Women suffering from sexual dysfunction caused by antidepressants have experienced a decrease in adverse effects by taking Pfizer’s blockbuster treatment for erectile dysfunction Viagra, according to new data.

A 98-patient study, the data from which has been published in the Journal of the American Medical Association, noted that antidepressant treatment-associated sexual dysfunction occurs in 30% to 70% of people treated for major depression. No randomised controlled trial has demonstrated an effective treatment for women experiencing these problems but the Prizer-sponsored study shows that 28% of women taking Viagra showed no improvement, as opposed to 73% on placebo.
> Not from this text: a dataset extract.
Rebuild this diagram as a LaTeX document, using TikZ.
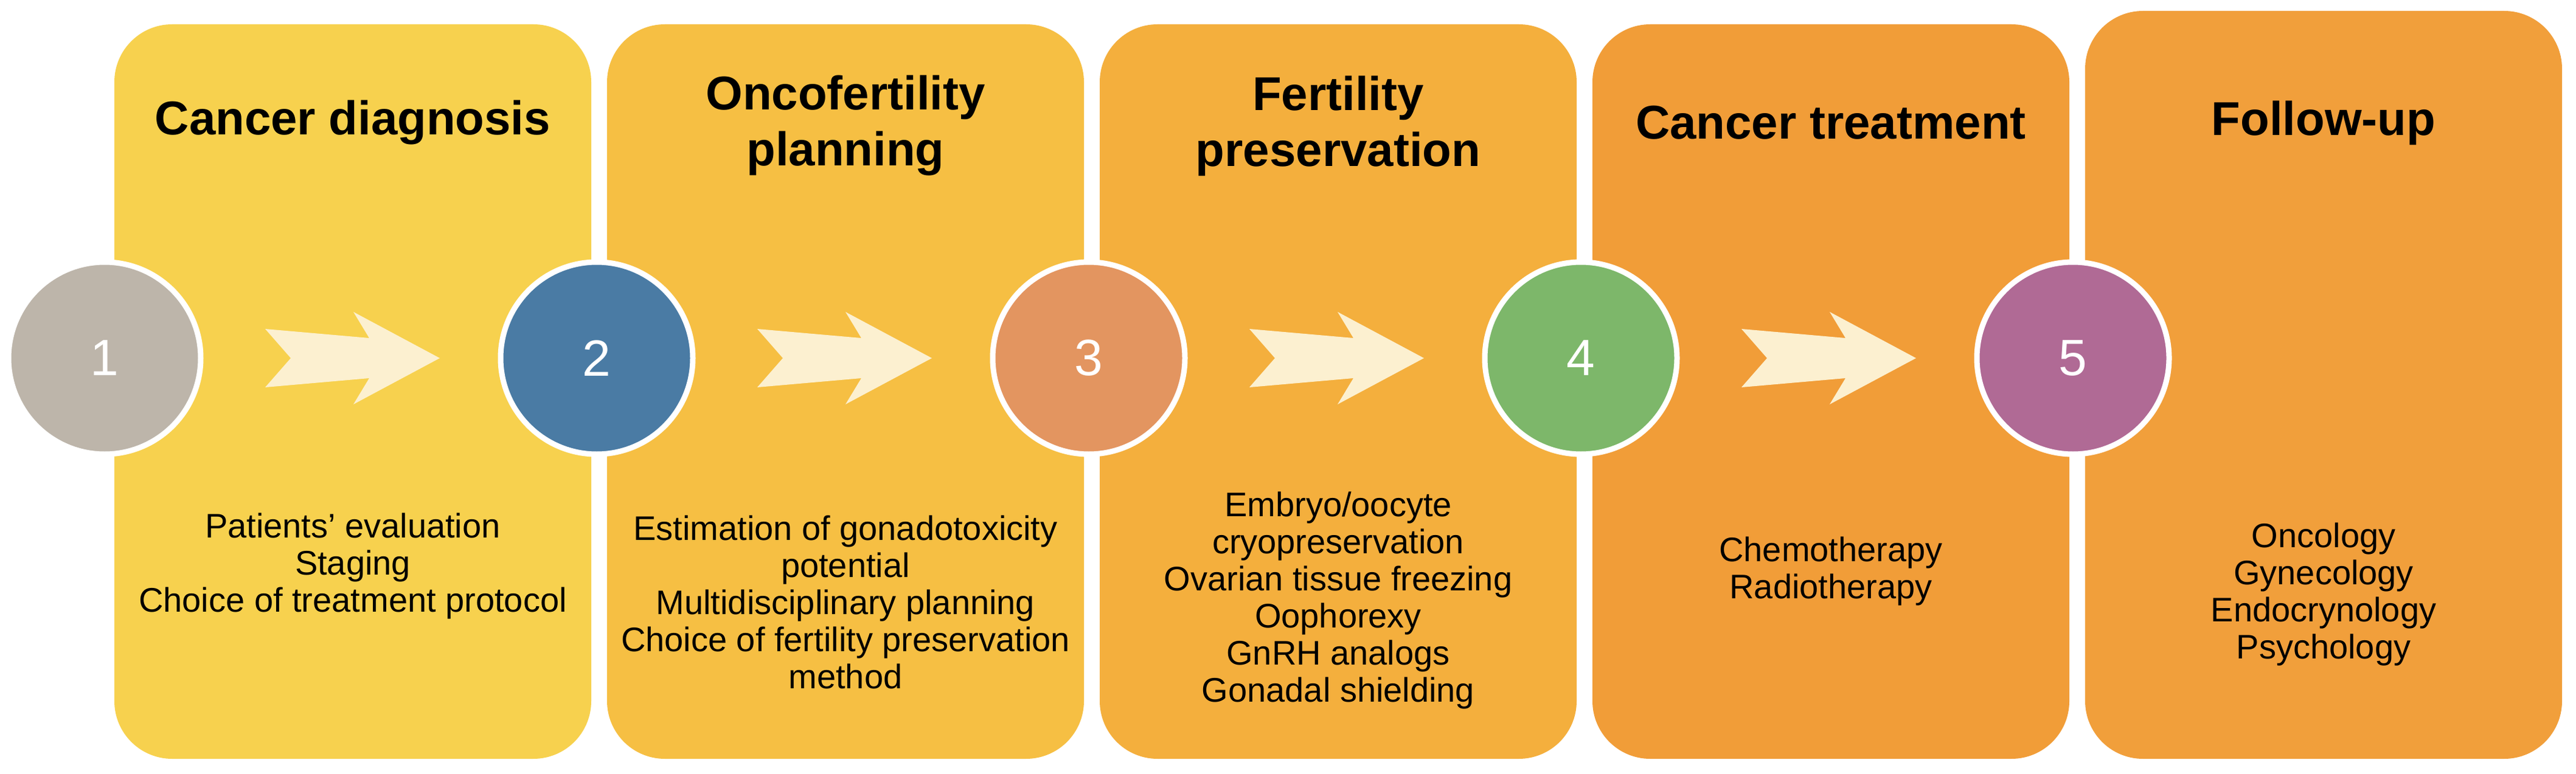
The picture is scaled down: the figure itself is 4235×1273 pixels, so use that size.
\documentclass[tikz,border=0pt]{standalone}
\usepackage{fontspec}
\setmainfont{Liberation Sans}
\begin{document}
\begin{tikzpicture}[x=1pt,y=-1pt,
  box/.style={rounded corners=95pt},
  ttl/.style={font=\fontsize{78}{92}\selectfont\bfseries,align=center,text=black},
  body/.style={font=\fontsize{56}{61}\selectfont,align=center,text=black},
  num/.style={circle,minimum size=316pt,draw=white,line width=9pt,text=white,font=\fontsize{84}{84}\selectfont}]
\definecolor{b1}{HTML}{F7D14E}\definecolor{b2}{HTML}{F6BF43}\definecolor{b3}{HTML}{F4AF3D}
\definecolor{b4}{HTML}{F19D38}\definecolor{b5}{HTML}{F19F3B}
\definecolor{c1}{HTML}{BDB5AA}\definecolor{c2}{HTML}{4A7BA4}\definecolor{c3}{HTML}{E39560}
\definecolor{c4}{HTML}{7DB76A}\definecolor{c5}{HTML}{B06A95}\definecolor{arrowc}{HTML}{FCF0D0}
\useasboundingbox (0,0) rectangle (4235,1273);
\fill[white] (0,0) rectangle (4235,1273);
\fill[b1,box] (188,40) rectangle (972,1248);
\fill[b2,box] (998,40) rectangle (1782,1248);
\fill[b3,box] (1808,40) rectangle (2592,1248);
\fill[b4,box] (2618,40) rectangle (3402,1248);
\fill[b5,box] (3428,18) rectangle (4212,1248);
\foreach \cx in {172,981,1790,2599}{
  \fill[arrowc] (\cx+264,541) -- (\cx+435,556) -- (\cx+409,513) -- (\cx+551,589) -- (\cx+409,665) -- (\cx+435,622) -- (\cx+264,637) -- (\cx+306,589) -- cycle;
}
\node[num,fill=c1] (n1) at (172,589) {1};
\node[num,fill=c2] (n2) at (981,589) {2};
\node[num,fill=c3] (n3) at (1790,589) {3};
\node[num,fill=c4] (n4) at (2599,589) {4};
\node[num,fill=c5] (n5) at (3408,589) {5};
\node[ttl] (t1) at (580,202) {Cancer diagnosis};
\node[ttl] (t2) at (1390,207) {Oncofertility\\planning};
\node[ttl] (t3) at (2200,207) {Fertility\\preservation};
\node[ttl] (t4) at (3010,202) {Cancer treatment};
\node[ttl] (t5) at (3820,202) {Follow-up};
\node[body] (d1) at (580,931) {Patients' evaluation\\Staging\\Choice of treatment protocol};
\node[body] (d2) at (1390,990) {Estimation of gonadotoxicity\\potential\\Multidisciplinary planning\\Choice of fertility preservation\\method};
\node[body] (d3) at (2200,988) {Embryo/oocyte\\cryopreservation\\Ovarian tissue freezing\\Oophorexy\\GnRH analogs\\Gonadal shielding};
\node[body] (d4) at (3010,940) {Chemotherapy\\Radiotherapy};
\node[body] (d5) at (3820,978) {Oncology\\Gynecology\\Endocrynology\\Psychology};
\end{tikzpicture}
\end{document}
The authors noted that women treated with Viagra were significantly more likely to reach orgasm than those in the placebo group, but no significant improvements were noted in terms of desire or lubrication. The most common side effect was headache, reported by 43% of the women on Viagra and 27% of those on placebo. Transient vision disturbances were reported by 14% of those on Viagra compared to 2% in the control group.
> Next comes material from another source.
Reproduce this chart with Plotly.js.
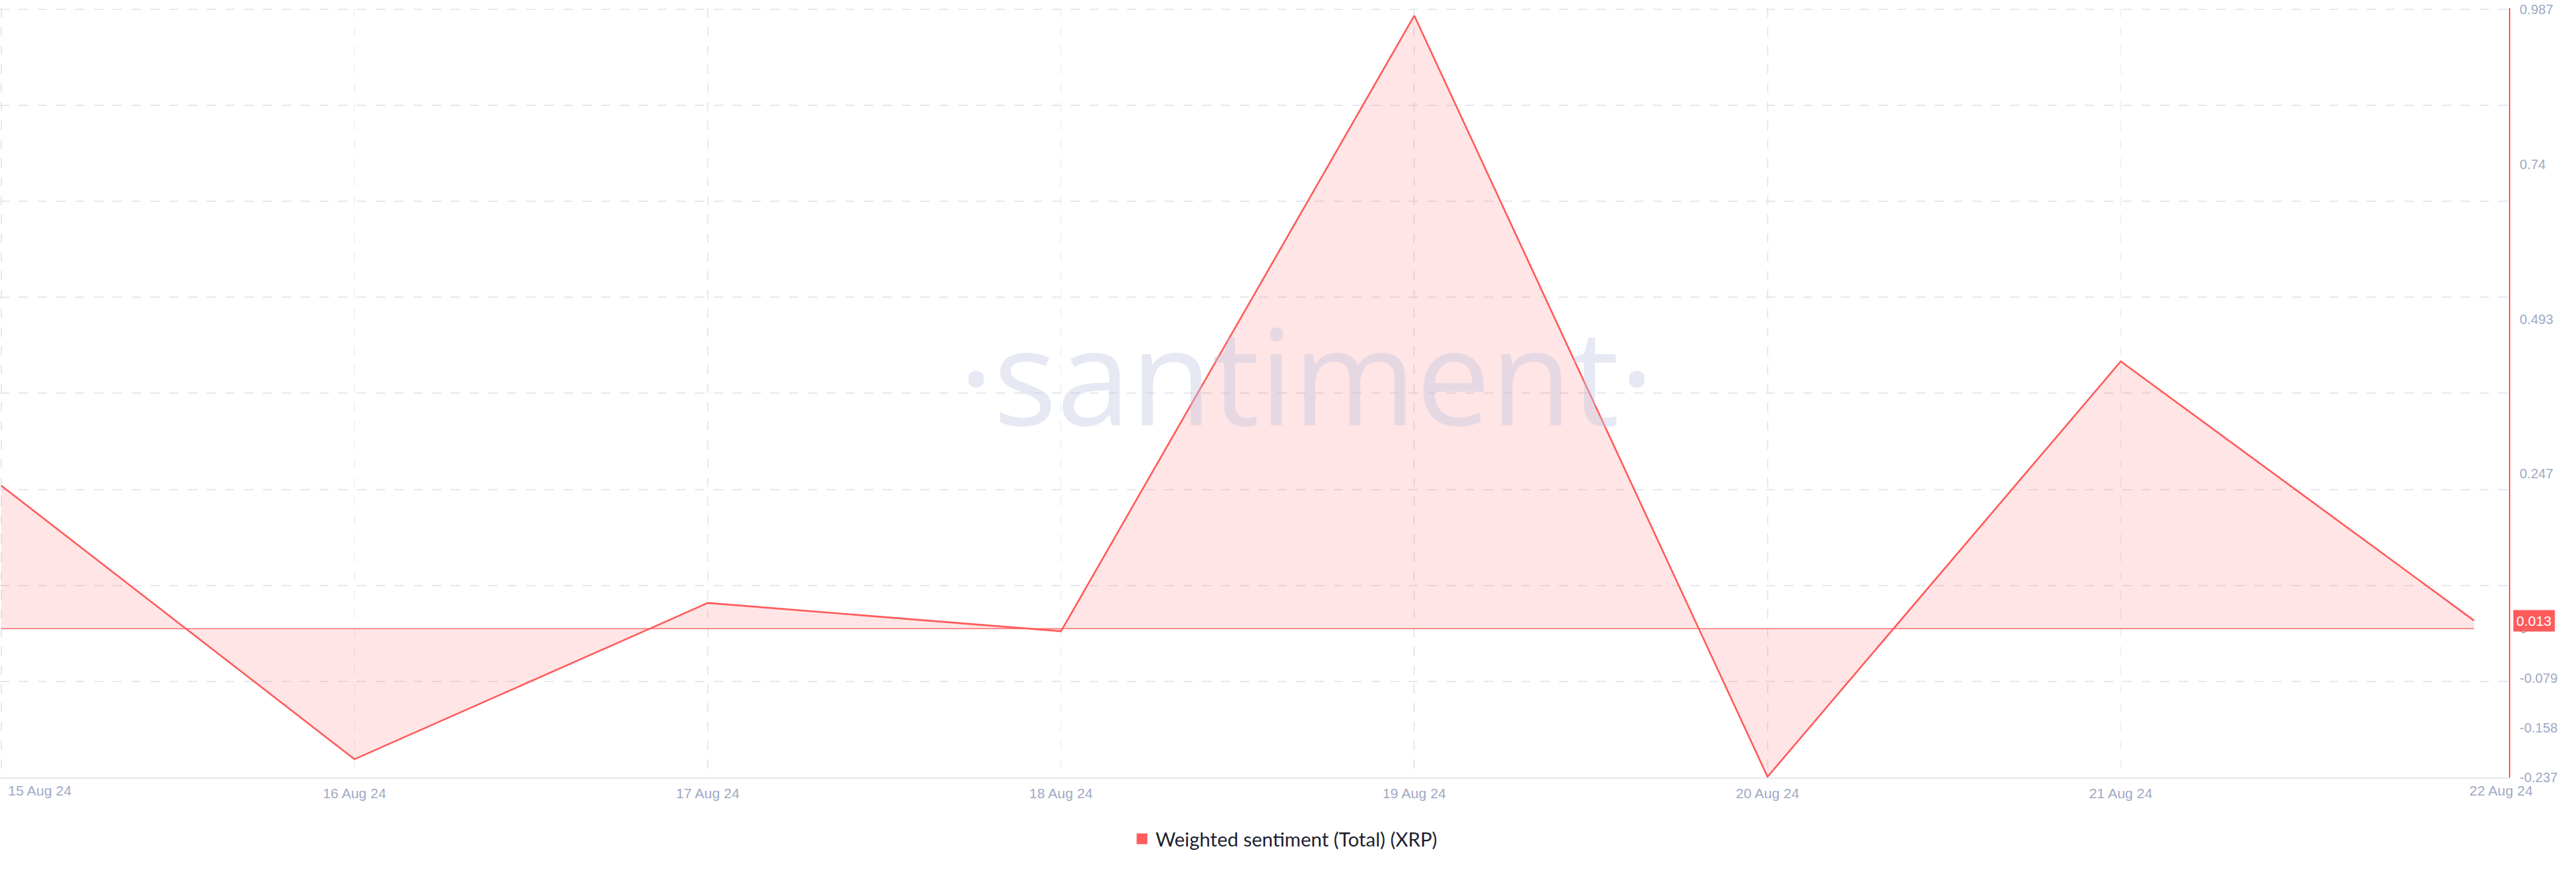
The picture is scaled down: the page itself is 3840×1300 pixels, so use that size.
<!DOCTYPE html>
<html>
<head>
<meta charset="utf-8">
<script src="https://cdn.plot.ly/plotly-3.0.1.min.js"></script>
<style>html,body{margin:0;padding:0;background:#fff;}#chart{width:3840px;height:1300px;}</style>
</head>
<body>
<div id="chart"></div>
<script>
// ---- data ----
const dates = ['2024-08-15', '2024-08-16', '2024-08-17', '2024-08-18', '2024-08-19', '2024-08-20', '2024-08-21', '2024-08-22'];
const dateLabels = ['15 Aug 24', '16 Aug 24', '17 Aug 24', '18 Aug 24', '19 Aug 24', '20 Aug 24', '21 Aug 24', '22 Aug 24'];
const sentiment = [0.228, -0.208, 0.041, -0.004, 0.977, -0.236, 0.426, 0.013];
const yTicks = [0.987, 0.74, 0.493, 0.247, 0, -0.079, -0.158, -0.237];
const yTickText = ['0.987', '0.74', '0.493', '0.247', '0', '-0.079', '-0.158', '-0.237'];
const seriesName = 'Weighted sentiment (Total) (XRP)';
const watermark = '·santiment·';

// ---- style ----
const RED = '#ff5b5b';
const GRID = '#e6e8f1';
const TICK = '#9ea9c4';
const yMin = Math.min(...yTicks), yMax = Math.max(...yTicks);
const yTop = yMax + 0.0021;
const DAY = 86400000;
const t0 = new Date(dates[0] + 'T00:00:00Z').getTime();
const tN = new Date(dates[dates.length - 1] + 'T00:00:00Z').getTime();
const fmt = t => new Date(t).toISOString().slice(0, 19).replace('T', ' ');
const xStart = fmt(t0 - 5 * 60000);
const xEnd = fmt(tN + 0.0987 * DAY);

const traces = [
  {
    type: 'scatter', mode: 'lines', x: dates, y: sentiment,
    line: {color: RED, width: 2.6}, fill: 'tozeroy', fillcolor: 'rgba(255,91,91,0.16)',
    xaxis: 'x', yaxis: 'y', showlegend: false, hoverinfo: 'x+y'
  },
  {
    type: 'scatter', mode: 'markers', x: [null], y: [null], name: seriesName,
    marker: {symbol: 'square', size: 18, color: RED}, xaxis: 'x', yaxis: 'y2', showlegend: true
  }
];

const layout = {
  width: 3840, height: 1300,
  margin: {l: 0, r: 100, t: 12, b: 141, pad: 0},
  paper_bgcolor: '#ffffff', plot_bgcolor: '#ffffff',
  font: {family: 'Liberation Sans, Arial, sans-serif', color: TICK, size: 20},
  showlegend: true,
  legend: {
    orientation: 'h', x: 0.512, xanchor: 'center', y: -0.08, yanchor: 'middle',
    font: {family: 'Lato, Noto Sans, sans-serif', size: 29, color: '#1d1f30'},
    itemsizing: 'trace', bgcolor: 'rgba(0,0,0,0)'
  },
  xaxis: {
    type: 'date', range: [xStart, xEnd],
    tickvals: dates.slice(0, 7), ticktext: [''].concat(dateLabels.slice(1, 7)),
    showgrid: true, gridcolor: GRID, gridwidth: 1.5, griddash: '14px,14px',
    showline: true, linecolor: '#e3e6ef', linewidth: 2,
    zeroline: false, ticks: '', ticklabelstandoff: 4,
    tickfont: {size: 21, color: TICK, family: 'Liberation Sans, Arial, sans-serif'},
    fixedrange: true
  },
  yaxis: {
    range: [yMin, yTop], tick0: yMin, dtick: (yMax - yMin) / 8,
    showgrid: true, gridcolor: GRID, gridwidth: 2, griddash: '14px,14px',
    showticklabels: false, zeroline: false, showline: false, ticks: '', fixedrange: true
  },
  yaxis2: {
    overlaying: 'y', side: 'right', range: [yMin, yTop],
    tickmode: 'array', tickvals: yTicks, ticktext: yTickText,
    showgrid: false, zeroline: false, showline: true, linecolor: RED, linewidth: 2,
    ticks: '', ticklabelstandoff: 10,
    tickfont: {size: 20, color: TICK, family: 'Liberation Sans, Arial, sans-serif'},
    fixedrange: true
  },
  shapes: [
    {type: 'line', xref: 'x', yref: 'y', x0: dates[0], x1: dates[dates.length - 1], y0: 0, y1: 0,
     line: {color: RED, width: 1.6}, opacity: 0.85, layer: 'above'}
  ],
  annotations: [
    {xref: 'paper', yref: 'paper', x: 0.5206, y: 0.525, xanchor: 'center', yanchor: 'middle',
     text: watermark, showarrow: false,
     font: {family: 'Open Sans, Noto Sans, sans-serif', size: 198, color: 'rgba(192,197,226,0.40)'}},
    {xref: 'x', yref: 'paper', x: dates[0], y: 0, xanchor: 'left', yanchor: 'top', xshift: 8, yshift: -6,
     text: dateLabels[0], showarrow: false, font: {size: 21, color: TICK}},
    {xref: 'x', yref: 'paper', x: dates[dates.length - 1], y: 0, xanchor: 'center', yanchor: 'top', xshift: 40, yshift: -6,
     text: dateLabels[dateLabels.length - 1], showarrow: false, font: {size: 21, color: TICK}},
    {xref: 'paper', yref: 'y', x: 1, y: sentiment[sentiment.length - 1], xanchor: 'left', yanchor: 'middle', xshift: 6,
     text: sentiment[sentiment.length - 1].toFixed(3), showarrow: false, bgcolor: RED, borderpad: 4,
     font: {size: 21, color: '#ffffff', family: 'Liberation Sans, Arial, sans-serif'}}
  ]
};

Plotly.newPlot('chart', traces, layout, {displayModeBar: false, staticPlot: true});
</script>
</body>
</html>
What Pfizer intends to do with the data is unclear as the firm has no plans at the moment to get approval from the US Food and Drug Administration for Viagra to treat female sexual dysfunction. In 2004, the firm abandoned a bid to file for an additional indication after clinical trials involving around 3,000 women failed to throw up a conclusive result.

At the time, Pfizer said that diagnosing female sexual arousal disorder “involves assessing physical, emotional and relationship factors, and these complex and interdependent factors make measuring a medicine’s effect very difficult".